Components of Drip Irrigation Systems

3.1.1. Pump/Overhead Tank

Components of Drip Irrigation Systems

A drip irrigation system consists of the components such as pump unit, fertigation equipment, filters, main, sub-main, laterals, and distributory outlets (emitters, micro-sprinklers, bubblers, etc.). Here we are concerned about drip system so we will talk about emitters in the following discussion. Besides, gate valves, check valves, pressure gauges and flow control valves are also used to regulate the flow of water and serve as additional components. Several major components of drip irrigation system are shown in Fig. 3.1. The components of drip irrigation system can be grouped into two major heads as

i) Control head and ii) Distribution network 3.1. Control Head

The control head of drip irrigation system includes the pump or overhead tank, fertigation equipment, filters, and pressure regulator.

3.1.1. Pump/Overhead Tank

It is required to provide sufficient pressure in the drip irrigation system.

Centrifugal pumps are generally used for low pressure drip irrigation systems. Overhead tank is generally used for small areas of orchard crops with a comparatively less water requirement.

26AN INTRODUCTION TO DRIP IRRIGATION SYSTEM

Fig. 3.1: Typical layout and the components of drip irrigation system (Source. Jain irrigation systems.)
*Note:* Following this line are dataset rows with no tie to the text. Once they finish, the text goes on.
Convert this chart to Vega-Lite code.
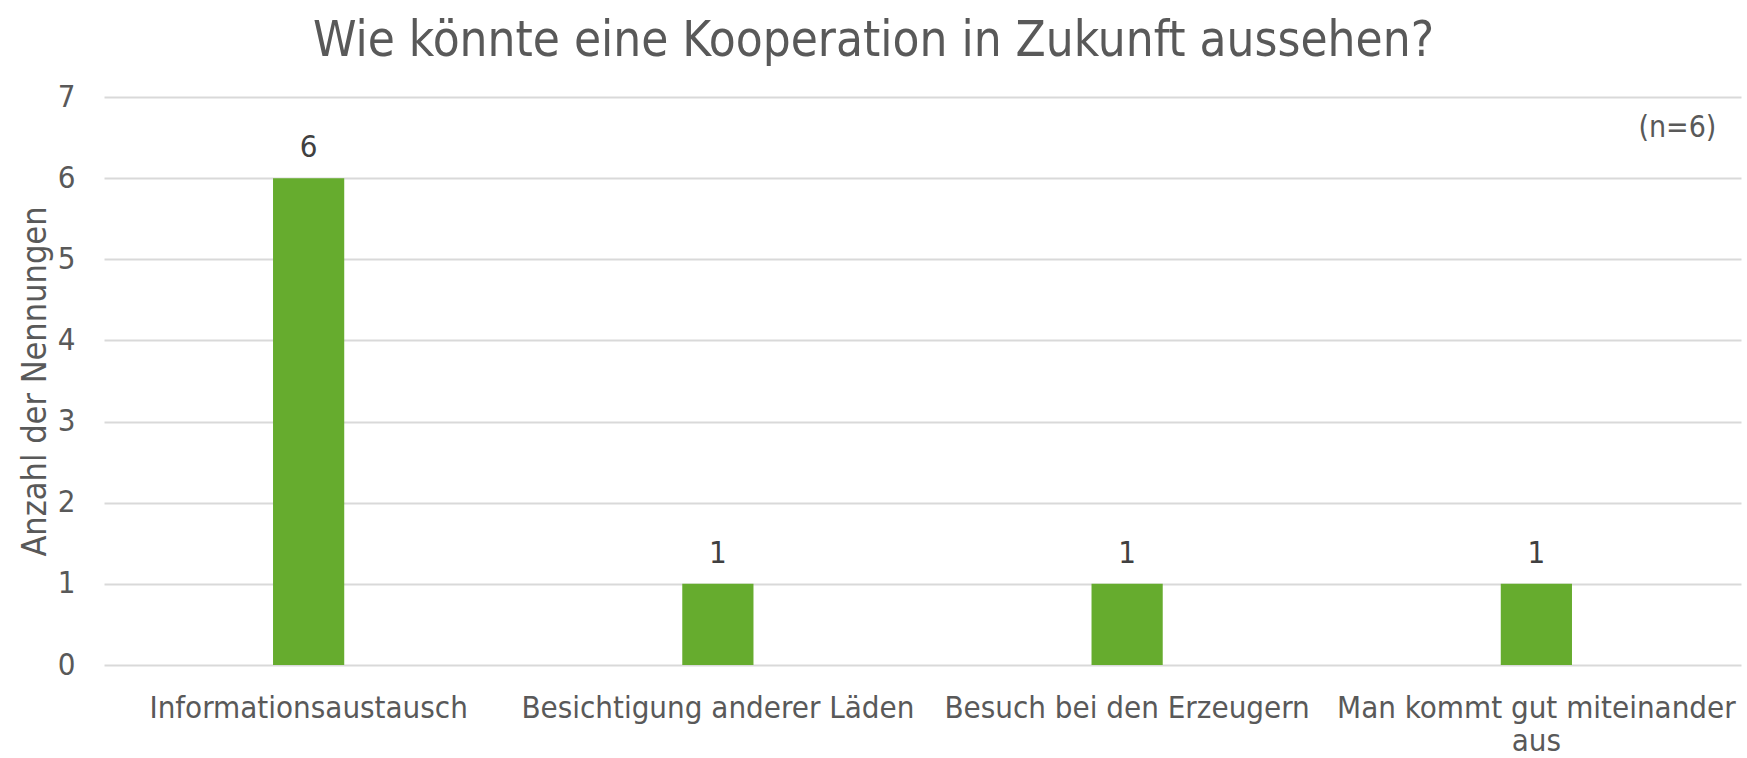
{
  "$schema": "https://vega.github.io/schema/vega-lite/v6.json",
  "width": 1637,
  "height": 568,
  "autosize": {"type": "none"},
  "padding": {"left": 104, "top": 97, "right": 6, "bottom": 93},
  "background": "white",
  "title": {
    "text": "Wie könnte eine Kooperation in Zukunft aussehen?",
    "font": "DejaVu Sans Condensed",
    "fontSize": 49,
    "fontWeight": "normal",
    "color": "#595959",
    "anchor": "middle",
    "dx": -49,
    "offset": 15
  },
  "config": {
    "view": {"stroke": null},
    "font": "DejaVu Sans Condensed"
  },
  "data": {
    "values": [
      {"kategorie": "Informationsaustausch", "anzahl": 6},
      {"kategorie": "Besichtigung anderer Läden", "anzahl": 1},
      {"kategorie": "Besuch bei den Erzeugern", "anzahl": 1},
      {"kategorie": "Man kommt gut miteinander aus", "anzahl": 1}
    ]
  },
  "encoding": {
    "x": {
      "field": "kategorie",
      "type": "nominal",
      "sort": null,
      "scale": {"paddingInner": 0, "paddingOuter": 0},
      "axis": {
        "title": null,
        "labelAngle": 0,
        "labelFont": "DejaVu Sans Condensed",
        "labelFontSize": 31,
        "labelColor": "#595959",
        "labelPadding": 28,
        "labelLineHeight": 33,
        "labelLimit": 600,
        "labelExpr": "datum.label == 'Man kommt gut miteinander aus' ? ['Man kommt gut miteinander', 'aus'] : datum.label",
        "ticks": false,
        "domain": false,
        "grid": false
      }
    },
    "y": {
      "field": "anzahl",
      "type": "quantitative",
      "scale": {"domain": [0, 7], "nice": false},
      "axis": {
        "title": "Anzahl der Nennungen",
        "titleFont": "DejaVu Sans Condensed",
        "titleFontSize": 34,
        "titleFontWeight": "normal",
        "titleColor": "#595959",
        "titlePadding": 5,
        "values": [0, 1, 2, 3, 4, 5, 6, 7],
        "labelOverlap": false,
        "labelFont": "DejaVu Sans Condensed",
        "labelFontSize": 31,
        "labelColor": "#595959",
        "labelPadding": 29,
        "ticks": false,
        "domain": false,
        "gridColor": "#d9d9d9",
        "gridWidth": 2
      }
    }
  },
  "layer": [
    {
      "mark": {"type": "bar", "color": "#66ac2e", "width": {"band": 0.174}}
    },
    {
      "mark": {"type": "text", "font": "DejaVu Sans Condensed", "fontSize": 31, "color": "#404040", "dy": -30, "baseline": "middle"},
      "encoding": {"text": {"field": "anzahl", "type": "quantitative"}}
    },
    {
      "data": {"values": [{"kategorie": "Man kommt gut miteinander aus", "anzahl": 6.62, "hinweis": "(n=6)"}]},
      "mark": {"type": "text", "font": "DejaVu Sans Condensed", "fontSize": 30, "color": "#595959", "align": "right", "baseline": "middle", "dx": 180},
      "encoding": {"text": {"field": "hinweis"}}
    }
  ]
}
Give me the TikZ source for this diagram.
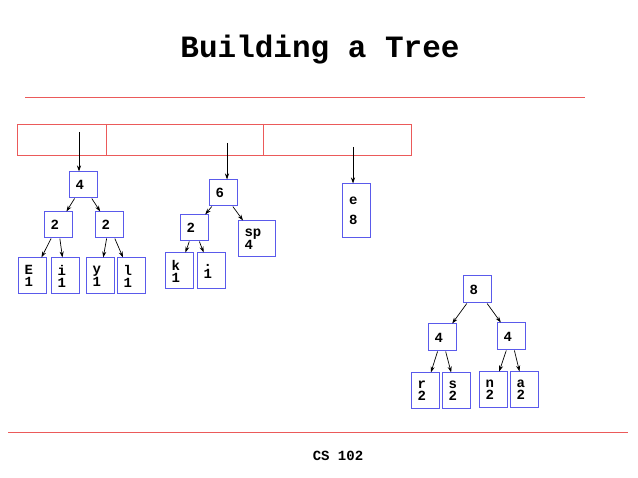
\documentclass[tikz,border=0pt]{standalone}
\usepackage{fontspec}
\setmonofont{Liberation Mono}
\usetikzlibrary{arrows.meta}
\definecolor{boxblue}{RGB}{90,90,235}
\definecolor{redl}{RGB}{235,90,90}
\tikzset{
  box/.style={draw=boxblue, line width=1pt, fill=white, minimum width=28pt, text width=15pt, align=left, inner sep=0pt, font=\ttfamily\bfseries\fontsize{14}{12}\selectfont},
  arr/.style={-{Stealth[length=6pt,width=4pt]}, line width=0.7pt},
  redline/.style={draw=redl, line width=0.8pt}
}
\begin{document}
\begin{tikzpicture}[x=1pt,y=-1pt]
\useasboundingbox (0,0) rectangle (638,478);
\node[font=\ttfamily\bfseries\fontsize{31}{32}\selectfont] (title) at (320,50) {Building a Tree};
\draw[redline] (25,97) -- (585,97);
\draw[redline] (8,432) -- (628,432);
\node[font=\ttfamily\bfseries\fontsize{14}{14}\selectfont] (cs) at (338,456) {CS 102};
% array
\draw[redline] (17,124) rectangle (411,155);
\draw[redline] (106,124) -- (106,155);
\draw[redline] (263,124) -- (263,155);
\coordinate (p1) at (79,132);
\coordinate (p2) at (227,143);
\coordinate (p3) at (353,147);
% tree 1
\node[box, minimum height=26pt] (a) at (83,185) {4};
\node[box, minimum height=26pt] (b) at (58,225) {2};
\node[box, minimum height=26pt] (c) at (109,225) {2};
\node[box, minimum height=36pt] (d) at (32,276) {E\\1};
\node[box, minimum height=36pt] (e) at (65,276) {i\\1};
\node[box, minimum height=36pt] (f) at (100,276) {y\\1};
\node[box, minimum height=36pt] (g) at (131,276) {l\\1};
% tree 2
\node[box, minimum height=26pt] (h) at (223,193) {6};
\node[box, minimum height=26pt] (k) at (194,228) {2};
\node[box, minimum height=36pt, minimum width=37pt, text width=24pt] (sp) at (256.5,239) {sp\\4};
\node[box, minimum height=36pt] (kk) at (179,271) {k\\1};
\node[box, minimum height=36pt] (dot) at (211,271) {.\\1};
% e
\node[box, minimum height=54pt, text width=14pt] (ee) at (356,211) {e\\[8pt]8};
% tree 3
\node[box, minimum height=27pt] (r8) at (477,289.5) {8};
\node[box, minimum height=27pt] (l4) at (442,337.5) {4};
\node[box, minimum height=27pt] (r4) at (511,336.5) {4};
\node[box, minimum height=36pt] (r) at (425,391) {r\\2};
\node[box, minimum height=36pt] (s) at (456,391) {s\\2};
\node[box, minimum height=36pt] (n) at (493,390) {n\\2};
\node[box, minimum height=36pt] (aa) at (524,390) {a\\2};
% arrows
\draw[arr] (p1) -- (a.north -| p1);
\draw[arr] (p2) -- (h.north -| p2);
\draw[arr] (p3) -- (ee.north -| p3);
\foreach \pa/\ch in {a/b,a/c,b/d,b/e,c/f,c/g,h/k,h/sp,k/kk,k/dot,r8/l4,r8/r4,l4/r,l4/s,r4/n,r4/aa}
  \draw[arr] (\pa) -- (\ch);
\end{tikzpicture}
\end{document}
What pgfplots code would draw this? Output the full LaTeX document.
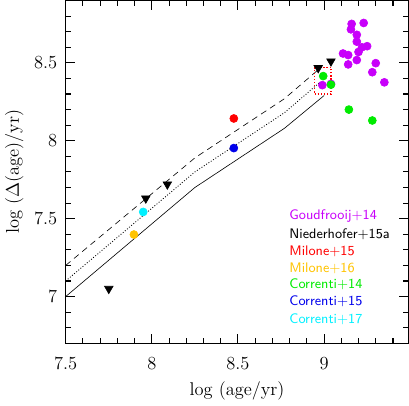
\documentclass[border=0pt]{standalone}
\usepackage{pgfplots}
\pgfplotsset{compat=1.18}
\definecolor{goud}{RGB}{200,0,250}
\definecolor{mil16}{RGB}{255,195,0}
\definecolor{cor14}{RGB}{0,235,0}
\definecolor{cor15}{RGB}{0,0,235}
\definecolor{cor17}{RGB}{0,240,255}
\begin{document}
\begin{tikzpicture}
\begin{axis}[
  scale only axis, width=223pt, height=223pt,
  xmin=7.5, xmax=9.49, ymin=6.7, ymax=8.9,
  xtick={7.5,8,8.5,9}, ytick={7,7.5,8,8.5},
  minor xtick={7.6,7.7,7.8,7.9,8.1,8.2,8.3,8.4,8.6,8.7,8.8,8.9,9.1,9.2,9.3,9.4},
  minor ytick={6.8,6.9,7.1,7.2,7.3,7.4,7.6,7.7,7.8,7.9,8.1,8.2,8.3,8.4,8.6,8.7,8.8},
  tick align=inside, major tick length=6pt, minor tick length=3.3pt,
  every tick/.style={black, line width=0.7pt},
  every minor tick/.style={black, line width=0.7pt},
  ticklabel style={font=\large},
  xticklabel style={yshift=-6pt}, yticklabel style={xshift=-2pt},
  xlabel={\large log (age/yr)}, ylabel={\large log ($\Delta$(age)/yr)},
  xlabel style={yshift=-1pt},
  clip=false,
]
% model curves
\addplot[black, thin] coordinates {(7.5,7.0) (8.25,7.70) (8.77,8.08) (9.0,8.29)};
\addplot[black, line width=0.55pt, dash pattern=on 0.6pt off 1.2pt] coordinates {(7.5,7.1) (8.25,7.80) (8.77,8.18) (8.97,8.37)};
\addplot[black, thin, dash pattern=on 4pt off 3pt] coordinates {(7.5,7.2) (8.25,7.89) (8.77,8.27) (8.96,8.45)};
% box
\addplot[red, line width=0.8pt, dash pattern=on 0.8pt off 1.2pt] coordinates {(8.945,8.30) (9.04,8.30) (9.04,8.47) (8.945,8.47) (8.945,8.30)};
% Niederhofer+15a
\addplot[only marks, mark=triangle*, mark size=3.2pt, mark options={rotate=180, fill=black}, black]
  coordinates {(7.75,7.05) (7.965,7.63) (8.09,7.72) (8.966,8.467) (9.04,8.51)};
% Goudfrooij+14
\addplot[only marks, mark=*, mark size=2.6pt, goud, mark options={fill=goud, draw=goud}]
  coordinates {(9.16,8.75) (9.23,8.756) (9.156,8.715) (9.19,8.68) (9.19,8.636)
  (9.22,8.60) (9.25,8.607) (9.20,8.57) (9.11,8.56) (9.14,8.55) (9.19,8.518)
  (9.14,8.49) (9.30,8.498) (9.28,8.44) (9.35,8.375) (8.99,8.357) (9.04,8.365)};
% Correnti+14
\addplot[only marks, mark=*, mark size=2.6pt, cor14, mark options={fill=cor14, draw=cor14}]
  coordinates {(8.995,8.415) (9.04,8.36) (9.144,8.20) (9.28,8.13)};
% Milone+15
\addplot[only marks, mark=*, mark size=2.6pt, red, mark options={fill=red, draw=red}]
  coordinates {(8.476,8.143)};
% Correnti+15
\addplot[only marks, mark=*, mark size=2.6pt, cor15, mark options={fill=cor15, draw=cor15}]
  coordinates {(8.476,7.953)};
% Milone+16
\addplot[only marks, mark=*, mark size=2.6pt, mil16, mark options={fill=mil16, draw=mil16}]
  coordinates {(7.896,7.398)};
% Correnti+17
\addplot[only marks, mark=*, mark size=2.6pt, cor17, mark options={fill=cor17, draw=cor17}]
  coordinates {(7.95,7.543)};
% labels
\begin{scope}[every node/.style={anchor=west, font=\sffamily\small, inner sep=0pt}]
\node[goud] at (axis cs:8.797,7.514) {Goudfrooij+14};
\node[black] at (axis cs:8.797,7.40) {Niederhofer+15a};
\node[red] at (axis cs:8.797,7.29) {Milone+15};
\node[mil16] at (axis cs:8.797,7.181) {Milone+16};
\node[cor14] at (axis cs:8.797,7.076) {Correnti+14};
\node[cor15] at (axis cs:8.797,6.967) {Correnti+15};
\node[cor17] at (axis cs:8.797,6.853) {Correnti+17};
\end{scope}
\end{axis}
\end{tikzpicture}
\end{document}
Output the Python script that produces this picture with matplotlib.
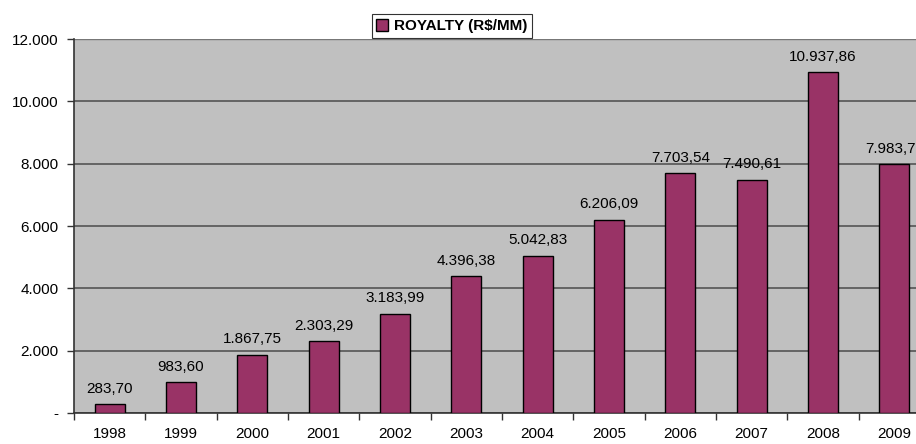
import numpy as np
import matplotlib.pyplot as plt
from matplotlib.ticker import FixedLocator, NullFormatter

years = ['1998', '1999', '2000', '2001', '2002', '2003', '2004', '2005', '2006', '2007', '2008', '2009']
royalty = [283.70, 983.60, 1867.75, 2303.29, 3183.99, 4396.38, 5042.83, 6206.09, 7703.54, 7490.61, 10937.86, 7983.71]
yticks = [0, 2000, 4000, 6000, 8000, 10000, 12000]
ylabels = ['-', '2.000', '4.000', '6.000', '8.000', '10.000', '12.000']

plt.rcParams['font.family'] = ['Liberation Sans', 'DejaVu Sans']
FS = 11

def br_fmt(v):
    # brazilian number format 1.234,56
    s = '{:,.2f}'.format(v)
    return s.replace(',', 'X').replace('.', ',').replace('X', '.')

W, H = 916, 444
fig = plt.figure(figsize=(W / 100, H / 100), dpi=100)
# plot area runs past the right edge in the original
ax = fig.add_axes([74 / W, 1 - 413 / H, (930 - 74) / W, (413 - 39) / H])
ax.set_facecolor('#C0C0C0')

x = np.arange(len(years))
bars = ax.bar(x, royalty, width=0.42, color='#993366', edgecolor='black', linewidth=1,
              label='ROYALTY (R$/MM)', zorder=3)

for xi, v in zip(x, royalty):
    ax.annotate(br_fmt(v), (xi, v), xytext=(0, 6), textcoords='offset points',
                ha='center', va='bottom', fontsize=FS, color='black', clip_on=False)

ax.set_xlim(-0.5, len(years) - 0.5)
ax.set_ylim(0, 12000)
ax.set_yticks(yticks)
ax.set_yticklabels(ylabels, fontsize=FS)
ax.yaxis.grid(True, color='#555555', linewidth=1.2, zorder=1)

# category labels centered, tick marks between categories
ax.set_xticks(x)
ax.set_xticklabels(years, fontsize=FS)
ax.tick_params(axis='x', which='major', length=0, pad=10)
ax.xaxis.set_minor_locator(FixedLocator(np.arange(-0.5, len(years), 1)))
ax.xaxis.set_minor_formatter(NullFormatter())
ax.tick_params(axis='x', which='minor', length=5, width=1, color='#333333')
ax.tick_params(axis='y', length=5, width=1, color='#333333', pad=6)

for side in ['top', 'right']:
    ax.spines[side].set_visible(False)
ax.spines['left'].set_color('#333333')
ax.spines['bottom'].set_color('#333333')
ax.spines['left'].set_linewidth(1.2)
ax.spines['bottom'].set_linewidth(1.2)
ax.axhline(12000, color='#777777', linewidth=1, zorder=2)

leg = fig.legend(handles=[bars], loc='center', bbox_to_anchor=(452 / W, 1 - 26 / H),
                 frameon=True, fancybox=False, edgecolor='black', handlelength=0.8,
                 handleheight=0.8, handletextpad=0.4, borderpad=0.3,
                 prop={'weight': 'bold', 'size': FS})
leg.get_frame().set_linewidth(0.8)

fig.savefig('out.png', dpi=100)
The drip irrigation system requires energy to move water through the distribution pipe network and discharge it through emitters. In most irrigation systems, energy is imparted to water by a pump that in turn receives its energy from either an electric motor or an internal combustion engine. Therefore, it is important that both the pump and the engine be well suited to satisfy the requirements of the irrigation system. Usually, centrifugal pumps are used for this purpose. The characteristic curves of the pump are considered in selection of pumps.

The characteristic curves show the relationship between capacity, head, power and efficiency of the pump. The head–capacity curve will give discharge of a pump at a given head. As the discharge increases, the head decreases. The pump efficiency increases with an increase in discharge but after a certain discharge, efficiency decreases. The BHP curve for a centrifugal pump increases over most of the range as the discharge increases. The pump horsepower at a maximum efficiency would be determined from the characteristic curves based on the irrigation system design discharge and the total dynamic head against which the pump is to operate. The total discharge and total dynamic head will be discussed later in this book. The following points should be considered for installation of a centrifugal pump.

• The pump should be installed as close to the water source as possible.

• Foundations should be rigid enough to absorb all vibrations.

• The pump and driver must be aligned carefully.

• On the belt drive units, the pump and driver shaft must be parallel.

• The site selected should permit the use of minimum possible connections on suction and delivery pipes.

• Suction and delivery pipes should be supported independently of the pump.

• The suction pipe should be direct and short.

• The size of the suction pipe should be such that the velocity of water does not exceed 3 m/s.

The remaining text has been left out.